* Dataset excerpts
________

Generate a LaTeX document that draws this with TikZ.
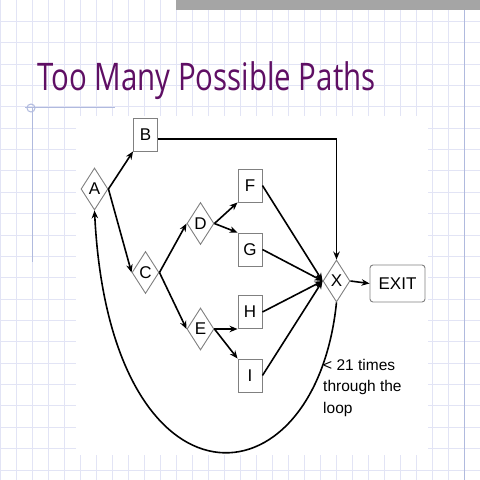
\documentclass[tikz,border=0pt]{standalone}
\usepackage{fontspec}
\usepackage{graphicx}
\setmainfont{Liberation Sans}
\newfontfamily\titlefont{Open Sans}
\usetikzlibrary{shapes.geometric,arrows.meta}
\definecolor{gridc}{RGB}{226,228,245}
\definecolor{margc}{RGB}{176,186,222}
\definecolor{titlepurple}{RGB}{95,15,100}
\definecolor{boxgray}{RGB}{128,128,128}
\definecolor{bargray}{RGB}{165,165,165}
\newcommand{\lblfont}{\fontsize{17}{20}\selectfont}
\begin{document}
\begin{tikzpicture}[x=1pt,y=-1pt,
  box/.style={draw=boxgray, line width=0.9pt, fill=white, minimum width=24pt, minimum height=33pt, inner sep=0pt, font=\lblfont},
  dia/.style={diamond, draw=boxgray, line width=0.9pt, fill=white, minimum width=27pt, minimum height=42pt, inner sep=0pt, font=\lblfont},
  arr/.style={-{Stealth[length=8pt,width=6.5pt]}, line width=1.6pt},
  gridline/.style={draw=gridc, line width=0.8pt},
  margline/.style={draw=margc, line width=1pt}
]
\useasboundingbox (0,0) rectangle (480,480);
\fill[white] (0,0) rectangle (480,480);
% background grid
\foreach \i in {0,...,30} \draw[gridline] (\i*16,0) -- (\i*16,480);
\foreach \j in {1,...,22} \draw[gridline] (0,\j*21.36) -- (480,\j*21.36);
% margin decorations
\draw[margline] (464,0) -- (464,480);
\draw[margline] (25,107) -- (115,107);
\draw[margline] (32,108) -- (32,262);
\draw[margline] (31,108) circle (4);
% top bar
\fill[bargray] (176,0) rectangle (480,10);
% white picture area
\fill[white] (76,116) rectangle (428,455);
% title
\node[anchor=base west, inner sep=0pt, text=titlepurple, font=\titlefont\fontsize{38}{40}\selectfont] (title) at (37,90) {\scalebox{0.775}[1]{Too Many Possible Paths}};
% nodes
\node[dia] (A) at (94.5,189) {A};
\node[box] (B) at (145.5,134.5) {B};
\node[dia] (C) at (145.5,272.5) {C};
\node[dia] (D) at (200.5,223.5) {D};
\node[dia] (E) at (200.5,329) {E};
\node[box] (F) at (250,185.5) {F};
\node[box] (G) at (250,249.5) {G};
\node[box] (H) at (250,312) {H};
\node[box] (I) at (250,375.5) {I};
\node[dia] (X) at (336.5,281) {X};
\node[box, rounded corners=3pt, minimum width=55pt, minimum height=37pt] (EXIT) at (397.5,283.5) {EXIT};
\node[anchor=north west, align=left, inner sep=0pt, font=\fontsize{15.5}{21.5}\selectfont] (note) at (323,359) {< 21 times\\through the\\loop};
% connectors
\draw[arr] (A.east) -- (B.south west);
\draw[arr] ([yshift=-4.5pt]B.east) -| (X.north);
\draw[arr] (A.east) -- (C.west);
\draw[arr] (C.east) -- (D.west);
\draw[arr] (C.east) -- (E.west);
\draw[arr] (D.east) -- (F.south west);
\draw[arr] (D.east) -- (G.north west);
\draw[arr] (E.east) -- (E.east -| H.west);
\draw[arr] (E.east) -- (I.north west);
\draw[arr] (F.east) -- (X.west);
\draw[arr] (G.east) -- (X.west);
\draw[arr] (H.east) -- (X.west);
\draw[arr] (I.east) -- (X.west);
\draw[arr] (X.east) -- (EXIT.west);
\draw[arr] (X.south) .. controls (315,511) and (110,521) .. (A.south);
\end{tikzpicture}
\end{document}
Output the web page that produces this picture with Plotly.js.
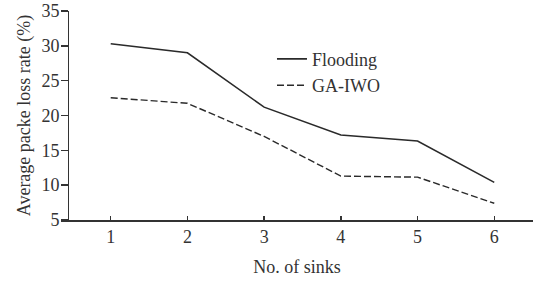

________

* What needs to be done
Can you repeat every record above exactly, apart from the pictures?

* Solution to the problem
Generate a LaTeX document that draws this with TikZ.
\documentclass[tikz,border=0pt]{standalone}
\usepackage{fontspec}
\usepackage{graphicx}
\setmainfont{Liberation Sans}
\newfontfamily\titlefont{Open Sans}
\usetikzlibrary{shapes.geometric,arrows.meta}
\definecolor{gridc}{RGB}{226,228,245}
\definecolor{margc}{RGB}{176,186,222}
\definecolor{titlepurple}{RGB}{95,15,100}
\definecolor{boxgray}{RGB}{128,128,128}
\definecolor{bargray}{RGB}{165,165,165}
\newcommand{\lblfont}{\fontsize{17}{20}\selectfont}
\begin{document}
\begin{tikzpicture}[x=1pt,y=-1pt,
  box/.style={draw=boxgray, line width=0.9pt, fill=white, minimum width=24pt, minimum height=33pt, inner sep=0pt, font=\lblfont},
  dia/.style={diamond, draw=boxgray, line width=0.9pt, fill=white, minimum width=27pt, minimum height=42pt, inner sep=0pt, font=\lblfont},
  arr/.style={-{Stealth[length=8pt,width=6.5pt]}, line width=1.6pt},
  gridline/.style={draw=gridc, line width=0.8pt},
  margline/.style={draw=margc, line width=1pt}
]
\useasboundingbox (0,0) rectangle (480,480);
\fill[white] (0,0) rectangle (480,480);
% background grid
\foreach \i in {0,...,30} \draw[gridline] (\i*16,0) -- (\i*16,480);
\foreach \j in {1,...,22} \draw[gridline] (0,\j*21.36) -- (480,\j*21.36);
% margin decorations
\draw[margline] (464,0) -- (464,480);
\draw[margline] (25,107) -- (115,107);
\draw[margline] (32,108) -- (32,262);
\draw[margline] (31,108) circle (4);
% top bar
\fill[bargray] (176,0) rectangle (480,10);
% white picture area
\fill[white] (76,116) rectangle (428,455);
% title
\node[anchor=base west, inner sep=0pt, text=titlepurple, font=\titlefont\fontsize{38}{40}\selectfont] (title) at (37,90) {\scalebox{0.775}[1]{Too Many Possible Paths}};
% nodes
\node[dia] (A) at (94.5,189) {A};
\node[box] (B) at (145.5,134.5) {B};
\node[dia] (C) at (145.5,272.5) {C};
\node[dia] (D) at (200.5,223.5) {D};
\node[dia] (E) at (200.5,329) {E};
\node[box] (F) at (250,185.5) {F};
\node[box] (G) at (250,249.5) {G};
\node[box] (H) at (250,312) {H};
\node[box] (I) at (250,375.5) {I};
\node[dia] (X) at (336.5,281) {X};
\node[box, rounded corners=3pt, minimum width=55pt, minimum height=37pt] (EXIT) at (397.5,283.5) {EXIT};
\node[anchor=north west, align=left, inner sep=0pt, font=\fontsize{15.5}{21.5}\selectfont] (note) at (323,359) {< 21 times\\through the\\loop};
% connectors
\draw[arr] (A.east) -- (B.south west);
\draw[arr] ([yshift=-4.5pt]B.east) -| (X.north);
\draw[arr] (A.east) -- (C.west);
\draw[arr] (C.east) -- (D.west);
\draw[arr] (C.east) -- (E.west);
\draw[arr] (D.east) -- (F.south west);
\draw[arr] (D.east) -- (G.north west);
\draw[arr] (E.east) -- (E.east -| H.west);
\draw[arr] (E.east) -- (I.north west);
\draw[arr] (F.east) -- (X.west);
\draw[arr] (G.east) -- (X.west);
\draw[arr] (H.east) -- (X.west);
\draw[arr] (I.east) -- (X.west);
\draw[arr] (X.east) -- (EXIT.west);
\draw[arr] (X.south) .. controls (315,511) and (110,521) .. (A.south);
\end{tikzpicture}
\end{document}
Output the web page that produces this picture with Plotly.js.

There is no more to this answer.